Why this case matters (Exam focus)
Full Reasoning >Shows that marital property rights in deferred retirement are fixed at divorce, forcing valuation and division at that date.
Facts
In Berry v. Berry, Elna Berry sought to determine the value of her interest in the retirement benefits of her ex-husband, Giles Berry, following their divorce. The couple was married on November 11, 1939, and divorced on September 13, 1966, while Mr. Berry was employed by Southwestern Bell Telephone Company. The divorce decree did not address the distribution of retirement benefits. Mr. Berry retired on July 8, 1978, after working for Southwestern Bell for a total of thirty-eight years. Mrs. Berry then filed a lawsuit to claim her share of the retirement benefits. The trial court awarded her one-half of the retirement benefits that would have existed at the time of divorce, resulting in a monthly amount of $110.60, plus $3,207.40 for benefits accrued from the date of Mr. Berry’s retirement to the date of judgment. The court of appeals reversed this decision, awarding Mrs. Berry 34.21% of the retirement benefits actually received. The Supreme Court of Texas reviewed the case, ultimately reversing the court of appeals and affirming the trial court's judgment.
- Elna Berry sued to get part of her ex-husband's retirement benefits after their divorce.
- They married in 1939 and divorced in 1966 while he still worked at Southwestern Bell.
- The divorce decree did not divide his retirement benefits.
- He retired in 1978 after 38 years of work.
- After he retired, Elna sued to claim her share of the benefits.
- The trial court gave her half of the benefits as of the divorce date.
- The trial court also awarded additional benefits accrued between his retirement and judgment.
- The court of appeals instead gave her 34.21% of the actual benefits received.
- The Texas Supreme Court reversed the appeals court and affirmed the trial court's award.
- Giles Berry and Elna Hettie Berry were married on November 11, 1939.
- Giles Berry began employment with Southwestern Bell Telephone Company on May 22, 1940.
- The couple divorced on September 13, 1966.
- The divorce decree did not address distribution of Giles Berry's retirement benefits.
- Giles Berry continued working for Southwestern Bell after the divorce.
- Giles Berry retired from Southwestern Bell on July 8, 1978.
- After Giles's retirement, Elna Berry brought suit to collect her share of his retirement benefits.
- Trial was to the court rather than a jury.
- Marshall Kemp, District Staff Manager, Employee Benefits for Southwestern Bell, testified at trial.
- Kemp testified that under the company's non-contributory retirement plan an employee had to be at least sixty years old to be eligible for retirement benefits.

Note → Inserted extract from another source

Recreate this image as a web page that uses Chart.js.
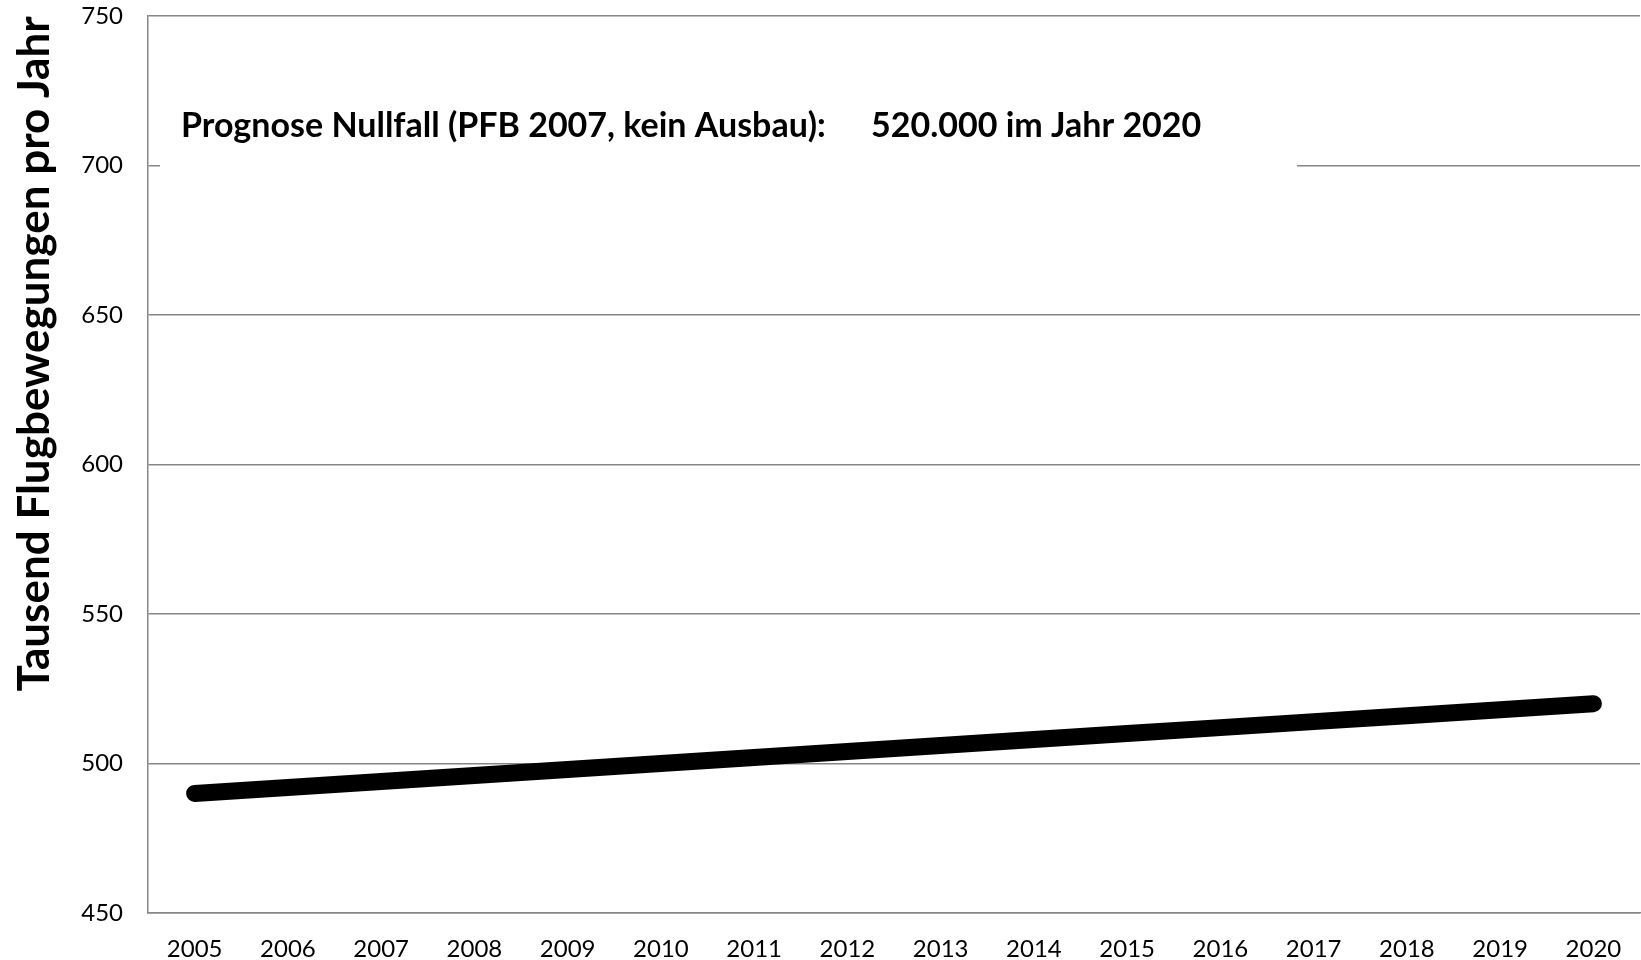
<!DOCTYPE html>
<html>
<head>
<meta charset="utf-8">
<script src="https://cdn.jsdelivr.net/npm/chart.js@4/dist/chart.umd.min.js"></script>
<style>
  body { margin: 0; background: #fff; }
  canvas { display: block; }
</style>
</head>
<body>
<canvas id="myChart" width="1641" height="960"></canvas>
<script>
// Daten
var years = ['2005', '2006', '2007', '2008', '2009', '2010', '2011', '2012',
             '2013', '2014', '2015', '2016', '2017', '2018', '2019', '2020'];
var flugbewegungen = [490, 492, 494, 496, 498, 500, 502, 504,
                      506, 508, 510, 512, 514, 516, 518, 520];
var yTicks = [450, 500, 550, 600, 650, 700, 750];

var yTitle = 'Tausend Flugbewegungen pro Jahr';
var noteLeft = 'Prognose Nullfall (PFB 2007, kein Ausbau):';
var noteRight = '520.000 im Jahr 2020';

Chart.defaults.font.family = 'Lato';
Chart.defaults.color = '#000';

// Textfeld + Achsentitel
var overlay = {
  id: 'overlay',
  afterDraw: function(chart) {
    var ctx = chart.ctx;
    ctx.save();
    ctx.fillStyle = '#fff';
    ctx.fillRect(160, 60, 1137, 112);

    ctx.fillStyle = '#000';
    ctx.font = 'bold 34px Lato';
    ctx.textBaseline = 'middle';
    ctx.textAlign = 'left';
    ctx.fillText(noteLeft, 181, 126);
    ctx.fillText(noteRight, 871, 126);

    ctx.translate(35, 354);
    ctx.rotate(-Math.PI / 2);
    ctx.textAlign = 'center';
    ctx.font = 'bold 44px Lato';
    ctx.fillText(yTitle, 0, 0);
    ctx.restore();
  }
};

var chartArea = document.getElementById('myChart').getContext('2d');
var myChart = new Chart(chartArea, {
  type: 'line',
  data: {
    labels: years,
    datasets: [{
      label: '',
      data: flugbewegungen,
      borderColor: '#000',
      borderWidth: 17,
      borderCapStyle: 'round',
      borderJoinStyle: 'round',
      pointRadius: 0,
      fill: false,
      tension: 0,
    }]
  },
  options: {
    responsive: false,
    animation: false,
    events: [],
    layout: {
      padding: { top: 16, right: 1, left: 0, bottom: 0 }
    },
    plugins: {
      legend: { display: false },
      tooltip: { enabled: false },
    },
    scales: {
      x: {
        offset: true,
        grid: { display: false, drawTicks: false },
        border: { color: '#868686', width: 1.5 },
        ticks: {
          font: { size: 24 },
          padding: 22,
          maxRotation: 0,
          autoSkip: false,
        },
        afterFit: function(scale) {
          scale.height = 47;
          scale.paddingLeft = 0;
          scale.paddingRight = 0;
        }
      },
      y: {
        min: yTicks[0],
        max: yTicks[yTicks.length - 1],
        afterBuildTicks: function(scale) {
          scale.ticks = yTicks.map(function(v) { return { value: v }; });
        },
        grid: { color: '#868686', lineWidth: 1.5, drawTicks: false },
        border: { color: '#868686', width: 1.5 },
        ticks: {
          font: { size: 24 },
          padding: 25,
        },
        afterFit: function(scale) {
          scale.width = 148;
          scale.paddingTop = 0;
          scale.paddingBottom = 0;
        }
      }
    }
  },
  plugins: [overlay]
});
</script>
</body>
</html>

- Kemp testified that had Giles Berry terminated employment at the time of the divorce in 1966 he would not have been eligible for any retirement benefits because he was not yet sixty.
- Kemp testified that total length of service under the plan was used as a multiplier in computing benefits.

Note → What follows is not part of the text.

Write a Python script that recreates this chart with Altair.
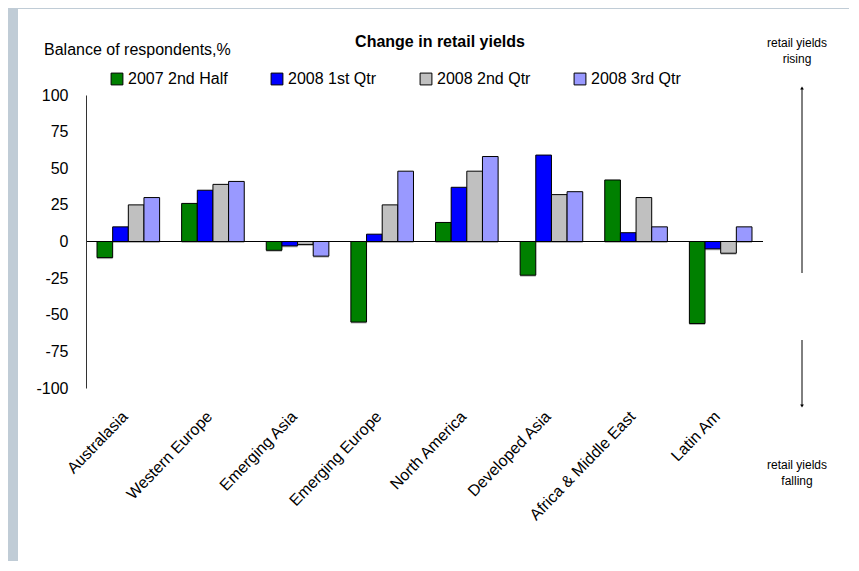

- Kemp testified that the highest salary paid over a consecutive sixty-month period was a factor in computing benefits.
- Kemp testified that Giles Berry's highest sixty months were his last five years of employment.
- Kemp testified that Giles Berry's average annual pay during his highest sixty months was $21,184.67.
- Kemp testified that at the time of trial Giles Berry was receiving retirement benefits of $946.34 per month.
- Kemp testified that assuming Giles Berry had been eligible to retire on September 13, 1966, his retirement benefits would have been $221.21 per month.
- The trial court rendered judgment that Elna Berry was entitled to one-half of the retirement benefits as they would have existed at the time of divorce.
- The trial court awarded Mrs. Berry $110.60 per month from the date of judgment forward.
- The trial court awarded Mrs. Berry $3,207.40 representing $110.60 per month from Giles Berry's retirement until the date of judgment, December 30, 1980.
- The Court of Appeals reversed the trial court and held Mrs. Berry was entitled to 34.21% of Giles Berry's retirement benefits, based on 1/2 multiplied by 26/38 years of employment.
- The Court of Appeals rendered judgment for Mrs. Berry in the amount of $6,702.20 for her share of accrued benefits through April, 1980, and awarded her 34.21% of benefits received after that date.
- The record did not reveal the significance of April, 1980, for calculation purposes, but the court of appeals likely related it to the trial date of May 16, 1980.
- The Texas Supreme Court received briefing and oral argument in this appeal.
- The Texas Supreme Court's opinion in this case was issued on March 9, 1983.
Issue
The main issue was whether Mrs. Berry was entitled to a portion of her ex-husband's retirement benefits calculated from the date of divorce or from the date the benefits were actually received by Mr. Berry.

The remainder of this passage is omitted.